**Instructions to follow**
Every line below that mentions the word "this" should be copied out.
** Begin Given information **
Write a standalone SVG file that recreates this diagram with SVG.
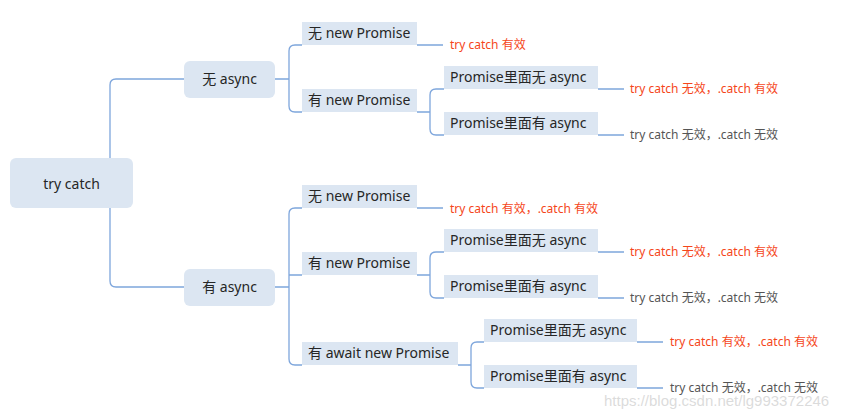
<svg xmlns="http://www.w3.org/2000/svg" width="850" height="417" viewBox="0 0 850 417">
<style>
.c{fill:none;stroke:#7ea6dc;stroke-width:1.3}
.b{fill:#dce6f2}
.t{font-family:"Noto Sans","Noto Sans CJK SC",sans-serif;font-size:14px;fill:#262626}
.r{font-family:"Noto Sans","Noto Sans CJK SC",sans-serif;font-size:12px;fill:#f5461a}
.g{font-family:"Noto Sans","Noto Sans CJK SC",sans-serif;font-size:12px;fill:#555}
</style>
<rect width="850" height="417" fill="#fff"/>
<g id="connectors" class="c">
<path d="M110,158 V85 Q110,79 116,79 H184 M110,208 V281 Q110,287 116,287 H184"/>
<path d="M275,79 H289 M295,45 Q289,45 289,51 V106 Q289,112 295,112 H302 M295,45 H302"/>
<path d="M417,45 H443 M417,112 H430 M436,89 Q430,89 430,95 V129 Q430,135 436,135 H444 M436,89 H444 M598,89 H624 M598,135 H624"/>
<path d="M275,287 H289 M295,208 Q289,208 289,214 V359 Q289,365 295,365 H302 M295,208 H302 M289,275 H302"/>
<path d="M417,208 H443 M417,275 H430 M436,252 Q430,252 430,258 V292 Q430,298 436,298 H444 M436,252 H444 M598,252 H624 M598,298 H624"/>
<path d="M458,365 H471 M477,342 Q471,342 471,348 V382 Q471,388 477,388 H484 M477,342 H484 M637,342 H663 M637,388 H663"/>
</g>
<g id="root"><rect class="b" x="10" y="158" width="123" height="50" rx="6"/><text class="t" x="71.5" y="189" text-anchor="middle" font-size="17">try catch</text></g>
<g id="n1"><rect class="b" x="184" y="61" width="91" height="37" rx="6"/><text class="t" x="229.5" y="84" text-anchor="middle">无 async</text></g>
<g id="n2"><rect class="b" x="184" y="269" width="91" height="37" rx="6"/><text class="t" x="229.5" y="292" text-anchor="middle">有 async</text></g>
<g id="n11"><rect class="b" x="302" y="22" width="115" height="23"/><text class="t" x="308" y="38">无 new Promise</text></g>
<g id="n12"><rect class="b" x="302" y="89" width="115" height="23"/><text class="t" x="308" y="105">有 new Promise</text></g>
<g id="n121"><rect class="b" x="444" y="66" width="154" height="23"/><text class="t" x="450" y="82">Promise里面无 async</text></g>
<g id="n122"><rect class="b" x="444" y="112" width="154" height="23"/><text class="t" x="450" y="128">Promise里面有 async</text></g>
<g id="n21"><rect class="b" x="302" y="185" width="115" height="23"/><text class="t" x="308" y="201">无 new Promise</text></g>
<g id="n22"><rect class="b" x="302" y="252" width="115" height="23"/><text class="t" x="308" y="268">有 new Promise</text></g>
<g id="n221"><rect class="b" x="444" y="229" width="154" height="23"/><text class="t" x="450" y="245">Promise里面无 async</text></g>
<g id="n222"><rect class="b" x="444" y="275" width="154" height="23"/><text class="t" x="450" y="291">Promise里面有 async</text></g>
<g id="n23"><rect class="b" x="302" y="342" width="156" height="23"/><text class="t" x="308" y="358">有 await new Promise</text></g>
<g id="n231"><rect class="b" x="484" y="319" width="153" height="23"/><text class="t" x="490" y="335">Promise里面无 async</text></g>
<g id="n232"><rect class="b" x="484" y="365" width="153" height="23"/><text class="t" x="490" y="381">Promise里面有 async</text></g>
<g id="leaves">
<text class="r" x="450" y="49">try catch 有效</text>
<text class="r" x="630" y="93">try catch 无效，.catch 有效</text>
<text class="g" x="630" y="139">try catch 无效，.catch 无效</text>
<text class="r" x="450" y="213">try catch 有效，.catch 有效</text>
<text class="r" x="630" y="256">try catch 无效，.catch 有效</text>
<text class="g" x="630" y="302">try catch 无效，.catch 无效</text>
<text class="r" x="670" y="346">try catch 有效，.catch 有效</text>
<text class="g" x="670" y="392">try catch 无效，.catch 无效</text>
</g>
<text x="604" y="406" font-family="Liberation Sans,sans-serif" font-size="15" fill="#ccc" fill-opacity="0.7">https://blog.csdn.net/lg993372246</text>
</svg>
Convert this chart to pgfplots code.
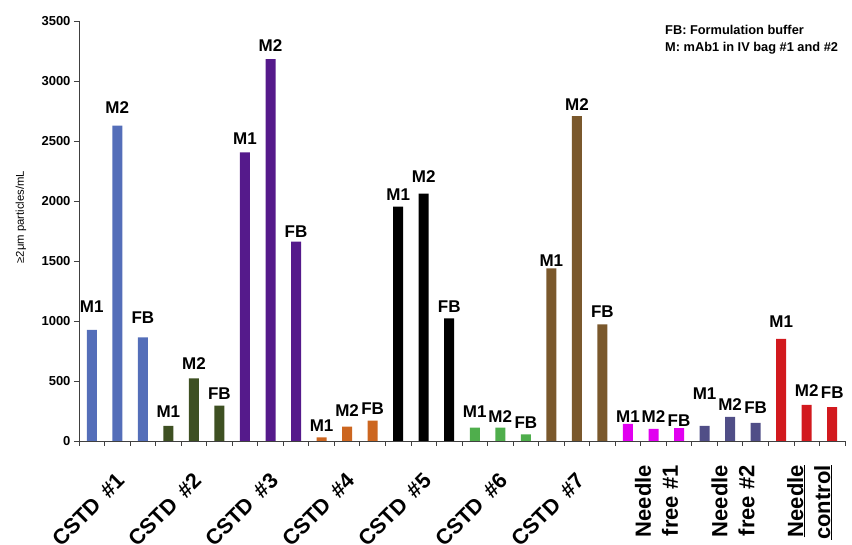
\documentclass[border=0pt]{standalone}
\usepackage{pgfplots}
\pgfplotsset{compat=1.18}
\usepackage{fontspec}
\setmainfont{Liberation Sans}
\definecolor{cA}{HTML}{546EB9}
\definecolor{cB}{HTML}{3E5022}
\definecolor{cC}{HTML}{551A8B}
\definecolor{cD}{HTML}{CC6620}
\definecolor{cE}{HTML}{000000}
\definecolor{cF}{HTML}{4FAE4C}
\definecolor{cG}{HTML}{7A582C}
\definecolor{cH}{HTML}{E100F0}
\definecolor{cI}{HTML}{504E87}
\definecolor{cJ}{HTML}{D2191E}
\tikzset{
  lab/.style={anchor=base, inner sep=0pt, font=\bfseries\fontsize{17}{17}\selectfont},
  cstd/.style={rotate=45, anchor=east, inner sep=0pt, font=\bfseries\fontsize{21.5}{21.5}\selectfont},
  ndl/.style={rotate=90, anchor=east, inner sep=0pt, align=right, font=\bfseries\fontsize{22}{27}\selectfont},
}
\begin{document}
\begin{tikzpicture}
\begin{axis}[
  scale only axis, width=766pt, height=420pt,
  xmin=-0.5, xmax=29.5, ymin=0, ymax=3500,
  axis x line*=bottom, axis y line*=left,
  axis line style={black!75, line width=0.8pt},
  xtick={-0.5,0.5,...,29.5}, xticklabels={},
  ytick={0,500,...,3500},
  tick align=outside, major tick length=5pt,
  tick style={black!75, line width=0.8pt},
  yticklabel style={font=\bfseries\fontsize{13}{13}\selectfont, /pgf/number format/assume math mode=true, /pgf/number format/1000 sep={}},
  clip=false,
  ybar, bar width=10pt,
]
\addplot[fill=cA, draw=none, bar shift=0pt] coordinates {(0,925) (1,2628) (2,864)};
\addplot[fill=cB, draw=none, bar shift=0pt] coordinates {(3,125) (4,522) (5,294)};
\addplot[fill=cC, draw=none, bar shift=0pt] coordinates {(6,2406) (7,3183) (8,1661)};
\addplot[fill=cD, draw=none, bar shift=0pt] coordinates {(9,31) (10,119) (11,169)};
\addplot[fill=cE, draw=none, bar shift=0pt] coordinates {(12,1953) (13,2061) (14,1022)};
\addplot[fill=cF, draw=none, bar shift=0pt] coordinates {(15,111) (16,111) (17,56)};
\addplot[fill=cG, draw=none, bar shift=0pt] coordinates {(18,1439) (19,2708) (20,972)};
\addplot[fill=cH, draw=none, bar shift=0pt] coordinates {(21,142) (22,100) (23,108)};
\addplot[fill=cI, draw=none, bar shift=0pt] coordinates {(24,125) (25,200) (26,150)};
\addplot[fill=cJ, draw=none, bar shift=0pt] coordinates {(27,850) (28,300) (29,283)};
% bar labels
\node[lab] at (axis cs:0,1067) {M1};
\node[lab] at (axis cs:1,2733) {M2};
\node[lab] at (axis cs:2,975) {FB};
\node[lab] at (axis cs:3,192) {M1};
\node[lab] at (axis cs:4,592) {M2};
\node[lab] at (axis cs:5,342) {FB};
\node[lab] at (axis cs:6,2467) {M1};
\node[lab] at (axis cs:7,3242) {M2};
\node[lab] at (axis cs:8,1692) {FB};
\node[lab] at (axis cs:9,75) {M1};
\node[lab] at (axis cs:10,200) {M2};
\node[lab] at (axis cs:11,217) {FB};
\node[lab] at (axis cs:12,2000) {M1};
\node[lab] at (axis cs:13,2150) {M2};
\node[lab] at (axis cs:14,1067) {FB};
\node[lab] at (axis cs:15,192) {M1};
\node[lab] at (axis cs:16,150) {M2};
\node[lab] at (axis cs:17,108) {FB};
\node[lab] at (axis cs:18,1458) {M1};
\node[lab] at (axis cs:19,2758) {M2};
\node[lab] at (axis cs:20,1033) {FB};
\node[lab] at (axis cs:21,158) {M1};
\node[lab] at (axis cs:22,158) {M2};
\node[lab] at (axis cs:23,117) {FB};
\node[lab] at (axis cs:24,342) {M1};
\node[lab] at (axis cs:25,258) {M2};
\node[lab] at (axis cs:26,225) {FB};
\node[lab] at (axis cs:27,942) {M1};
\node[lab] at (axis cs:28,367) {M2};
\node[lab] at (axis cs:29,358) {FB};
% category labels
\node[cstd] at ([xshift=4pt,yshift=-36pt]axis cs:1,0) {CSTD\hspace{0.45em}\#1};
\node[cstd] at ([xshift=4pt,yshift=-36pt]axis cs:4,0) {CSTD\hspace{0.45em}\#2};
\node[cstd] at ([xshift=4pt,yshift=-36pt]axis cs:7,0) {CSTD\hspace{0.45em}\#3};
\node[cstd] at ([xshift=4pt,yshift=-36pt]axis cs:10,0) {CSTD\hspace{0.45em}\#4};
\node[cstd] at ([xshift=4pt,yshift=-36pt]axis cs:13,0) {CSTD\hspace{0.45em}\#5};
\node[cstd] at ([xshift=4pt,yshift=-36pt]axis cs:16,0) {CSTD\hspace{0.45em}\#6};
\node[cstd] at ([xshift=4pt,yshift=-36pt]axis cs:19,0) {CSTD\hspace{0.45em}\#7};
\node[ndl] at ([xshift=3pt,yshift=-24pt]axis cs:22,0) {Needle\\free \#1};
\node[ndl] at ([xshift=3pt,yshift=-24pt]axis cs:25,0) {Needle\\free \#2};
\node[ndl] at ([xshift=3pt,yshift=-24pt]axis cs:28,0) {\underline{Needle}\\\underline{control}};
\end{axis}
\node[rotate=90, font=\fontsize{11.3}{12}\selectfont] at (-58pt,224pt) {≥2μm particles/mL};
\node[anchor=north west, inner sep=0pt, align=left, font=\bfseries\fontsize{12.8}{17}\selectfont] at (586pt,416pt) {FB: Formulation buffer\\M: mAb1 in IV bag \#1 and \#2};
\pgfresetboundingbox
\path[use as bounding box] (-79pt,-104pt) rectangle (773pt,441pt);
\end{tikzpicture}
\end{document}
** End Given information **
**Task result**
Write a standalone SVG file that recreates this diagram with SVG.
Convert this chart to pgfplots code.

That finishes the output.